RCC has changed the way I think about education,” declares Tiana Dean. She graduated from Grants Pass High School with over 50 RCC COLLEGE NOW Credits, covering almost her entire freshman year, “and they were free too!”
“The quality of education is not measured by how much money you spend or what university you go to—it’s the quality of instructors. I’ve head great instructors at RCC,” said Dean, a National Merit Scholar at GPHS.
At RCC, she said, it’s all about the one-to-one teacher relationships. At first Dean felt frightened, but instructors soon made her feel confident.

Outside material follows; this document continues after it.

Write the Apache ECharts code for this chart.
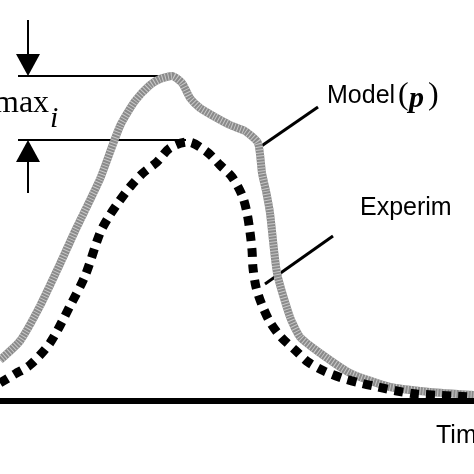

“I like being able to walk up to instructors and have them know my name. I feel like my education is important to my instructors. Classes aren’t in a huge lecture hall. I like how instructors genuinely care who you are,” she said. “I’ve learned so much in the past two years.”
She has completed her associate’s degree in business administration and transferred to Southern Oregon University.
Kara Croucher earned 35 COLLEGE NOW credits, which meant she didn’t have to take as many prerequisite classes at RCC after graduating from Grants Pass High School.
The individualized attention she’d heard about at Rogue, which translates to a helpful atmosphere, is the best thing about RCC, she says.
"I’m always able to email instructors or counselors, and amazingly they get back to me within a day.”
Jeremy Burke is off to a running start on his goal of becoming a computer engineer, thanks to hard work and a scholarship from the Morris Family Foundation. The John and Lillian Morris Scholarship aims to assist high school students earn an approved college certificate by the time of high school graduation. John and Lillian Morris Scholarship students utilize both free COLLEGE NOW courses available at their high school as well as traditional RCC courses which the scholarship provides funding for
In June 2011, the 18-year-old graduated the same weekend from Eagle Point High School AND Rogue Community College; this fall he began classes at Oregon Institute of Technology as a sophomore. While at RCC he earned an Associate of Applied Science degree in Electronics Technology.
Burke, who compiled a 4.0 GPA at Rogue, won first place in Electronics in Oregon’s Skills USA competition (formerly Vocational Industrial Clubs of America), and then placed tenth at the national competition.
“Definitely the Morris scholarship made a huge difference. It was incredible. I’ve got a degree that didn’t cost me anything other than food and transportation. When I start at OIT, I’ll get to skip the first year of a five-year program.”
“RCC gives a good basic understanding of electronics,” he said. “It’s above what high school requires. You do real life work and it’s enjoyable, but you really have to work at it.
Burke and his peers spent first the three periods of each school day at Table Rock Campus electronics lab, finished the day at EPHS, and then bused back to RCC.
“It definitely takes focus but it’s well worth it. The instructors make sure we understand. All are very good at what they do. I’d recommend it for a student who wants to take a more focused approach. RCC lets you gain more responsibility and find out what the real world is like. It’s for people who want to excel and try something harder.”
By the time Kelsey Biencourt had finished high school, she’d already earned enough college credits to enter Rogue Community College as a third-term sophomore.
Biencourt graduated from Grants Pass High School after having compiled a 3.6 GPA and gained 68 college credits through RCC’s COLLEGE NOW program.
“I can’t understand why more students don’t do COLLEGE NOW classes,” she said. “Starting college as a sophomore is pretty cool. I saved so much money. That’s the main reason I took so many classes.”
Biencourt opted for her first College Credit course — child development — as a high school sophomore. But Biencourt really hit her stride as a senior, enrolling in Algebra II, calculus, advanced placement biology, chemistry, history, English and physics — “All totally free!” she said.